Application of Scanning Kelvin Probe for Studying Corrosion under the Polymeric Coatings

摘要

In this research, corrosion protection of different polymeric nanocomposites coated on mild steel was investigated by the application of scanning Kelvin probe (SKP). The samples were mild steel coated with a neat epoxy, polyanilne embedded epoxy and clay embedded epoxy respectively. The potential difference between the tip and sample which was defined as Volta potential was measured by SKP. Potential decrease is an apparent phenomenon caused by corrosion induced Fermi level misalignment at the interface between the tip and the Iron substrate.

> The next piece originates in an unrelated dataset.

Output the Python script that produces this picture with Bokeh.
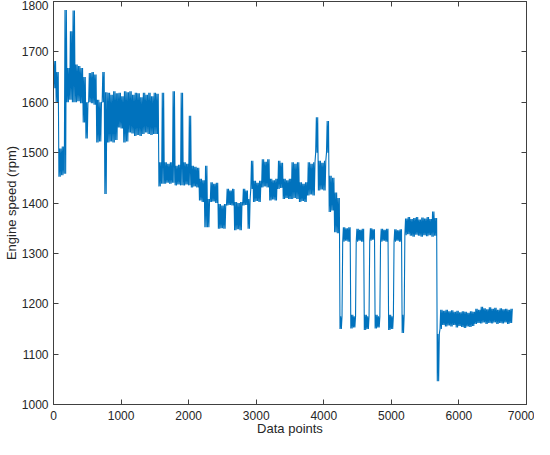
from bokeh.plotting import figure
from bokeh.models import Range1d, LinearAxis, FixedTicker
from bokeh.embed import file_html
from bokeh.resources import INLINE

# Data (envelope of the noisy engine-speed signal)
x_index = list(range(0, 6800, 40))
y_low = [
    1628, 1600, 1452, 1455, 1458, 1600, 1605, 1600, 1600, 1602, 1598, 1560, 1528,
    1600, 1598, 1595, 1520, 1522, 1600, 1418, 1520, 1522, 1520, 1525, 1550,
    1548, 1520, 1522, 1540, 1538, 1533, 1535, 1533, 1537, 1540, 1537, 1535, 1537,
    1537, 1433, 1438, 1438, 1440, 1438, 1440, 1435, 1437, 1435, 1435, 1437,
    1435, 1431, 1433, 1431, 1405, 1402, 1352, 1352, 1402, 1403, 1400, 1349, 1350,
    1349, 1395, 1396, 1395, 1346, 1348, 1346, 1395, 1396, 1349, 1428, 1402,
    1404, 1402, 1431, 1433, 1431, 1405, 1407, 1405, 1428, 1430, 1408, 1410, 1408,
    1408, 1410, 1408, 1402, 1404, 1402, 1415, 1417, 1415, 1500, 1425, 1427,
    1425, 1500, 1382, 1385, 1342, 1340, 1150, 1323, 1325, 1323, 1151, 1153, 1323,
    1325, 1323, 1148, 1150, 1325, 1327, 1151, 1153, 1323, 1325, 1323, 1148,
    1150, 1323, 1325, 1323, 1142, 1336, 1338, 1335, 1333, 1337, 1335, 1333, 1336,
    1334, 1336, 1333, 1335, 1046, 1150, 1158, 1155, 1157, 1155, 1158, 1153,
    1156, 1154, 1152, 1155, 1154, 1156, 1160, 1162, 1161, 1163, 1160, 1162, 1161,
    1163, 1160, 1162, 1161, 1163, 1160, 1162,
]
y_high = [
    1682, 1660, 1508, 1512, 1783, 1668, 1741, 1782, 1675, 1672, 1668, 1650, 1600,
    1658, 1660, 1655, 1605, 1600, 1660, 1620, 1619, 1615, 1622, 1618, 1619,
    1612, 1622, 1620, 1622, 1615, 1619, 1618, 1610, 1619, 1615, 1619, 1612, 1619,
    1617, 1481, 1619, 1481, 1478, 1481, 1622, 1474, 1476, 1619, 1481, 1478,
    1573, 1474, 1472, 1470, 1448, 1445, 1474, 1408, 1441, 1438, 1440, 1398, 1395,
    1398, 1428, 1425, 1428, 1402, 1400, 1402, 1428, 1425, 1408, 1484, 1444,
    1440, 1444, 1487, 1482, 1487, 1448, 1445, 1448, 1484, 1480, 1448, 1445, 1448,
    1481, 1478, 1481, 1441, 1438, 1441, 1481, 1478, 1481, 1570, 1484, 1480,
    1484, 1563, 1454, 1450, 1421, 1410, 1175, 1352, 1350, 1352, 1178, 1175, 1349,
    1347, 1349, 1178, 1175, 1350, 1348, 1178, 1175, 1349, 1347, 1349, 1178,
    1175, 1348, 1346, 1348, 1178, 1369, 1372, 1368, 1370, 1372, 1367, 1371, 1369,
    1372, 1368, 1383, 1370, 1140, 1188, 1186, 1188, 1185, 1187, 1184, 1186,
    1183, 1185, 1184, 1182, 1185, 1184, 1190, 1188, 1194, 1191, 1189, 1193, 1190,
    1192, 1188, 1191, 1189, 1190, 1188, 1190,
]
x_ticks = [0, 1000, 2000, 3000, 4000, 5000, 6000, 7000]
y_ticks = [1000, 1100, 1200, 1300, 1400, 1500, 1600, 1700, 1800]

# Build the trace: each sample's low and high values drawn as a dense zig-zag
xs, ys = [], []
for x, lo, hi in zip(x_index, y_low, y_high):
    xs += [x, x + 10, x + 20, x + 30]
    ys += [lo, hi, lo, hi]

AX = "#404040"
FONT = "Liberation Sans"

p = figure(width=534, height=438,
           x_range=Range1d(0, 7000), y_range=Range1d(1000, 1800),
           output_backend="svg", toolbar_location=None,
           min_border_left=44, min_border_right=8, min_border_top=1,
           min_border_bottom=32, background_fill_color="white",
           border_fill_color="white")
p.line(xs, ys, line_color="#0072BD", line_width=1.1)

p.xgrid.visible = False
p.ygrid.visible = False
p.outline_line_color = AX
p.outline_line_width = 1

for ax, ticks in ((p.xaxis[0], x_ticks), (p.yaxis[0], y_ticks)):
    ax.ticker = FixedTicker(ticks=ticks)
    ax.minor_tick_line_color = None
    ax.major_tick_in = 5
    ax.major_tick_out = 0
    ax.axis_line_color = AX
    ax.major_tick_line_color = AX
    ax.major_label_text_font = FONT
    ax.major_label_text_font_size = "12px"
    ax.major_label_text_color = "#262626"
    ax.axis_label_text_font = FONT
    ax.axis_label_text_font_size = "13px"
    ax.axis_label_text_font_style = "normal"
    ax.axis_label_text_color = "#262626"

p.xaxis.axis_label = "Data points"
p.yaxis.axis_label = "Engine speed (rpm)"
p.xaxis.major_label_standoff = 6
p.xaxis.axis_label_standoff = -2
p.yaxis.major_label_standoff = 5
p.yaxis.axis_label_standoff = 0

# Box ticks on the right and top edges: unlabeled (minor-tick only) axes
right = LinearAxis(ticker=FixedTicker(ticks=[], minor_ticks=y_ticks),
                   major_tick_line_color=None, major_tick_in=0, major_tick_out=0,
                   minor_tick_in=5, minor_tick_out=0, minor_tick_line_color=AX,
                   major_label_standoff=0, axis_line_color=AX)
top = LinearAxis(ticker=FixedTicker(ticks=[], minor_ticks=x_ticks),
                 major_tick_line_color=None, major_tick_in=0, major_tick_out=0,
                 minor_tick_in=5, minor_tick_out=0, minor_tick_line_color=AX,
                 major_label_standoff=0, axis_line_color=AX)
p.add_layout(right, "right")
p.add_layout(top, "above")

open("out.html", "w").write(file_html(p, INLINE))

Contact potential difference between the conducting tip and sample, is called Volta potential difference. Promoting corrosion in presence of electrolyte leads to metal surface potential drop that can be measured by means of Kelvin probe. Although the corrosion potential calculation is not easy, the relation between the Volta potential difference measured by the Kelvin probe and the electrode potential at the buried interface is straightforward. Volta potential differences between the probe and the sample were measured by means of scanning Kelvin probe. SKP plots were obtained at different exposure times with 121 points for each measurement. The average Volta potential difference of each sample was also calculated and plotted versus exposure time. At initial times, Volta potential difference for all the samples were about -200 mV vs. SCE. It means that before water diffusion and corrosion initiation, samples surfaces were in similar conditions. But Volta potentials were different in samples due to their composition and corrosion role after exposure for long hours. Different capacitors between the probe and conductive substrate may form in the case of the coated steel exposed to aqueous corrosive media. Coating capacitance vary as a consequence of water diffusion. Initial drop in surface Volta potential differences of all the coated steels were due to diffusion of electrolyte and corrosive ions through the coating defects.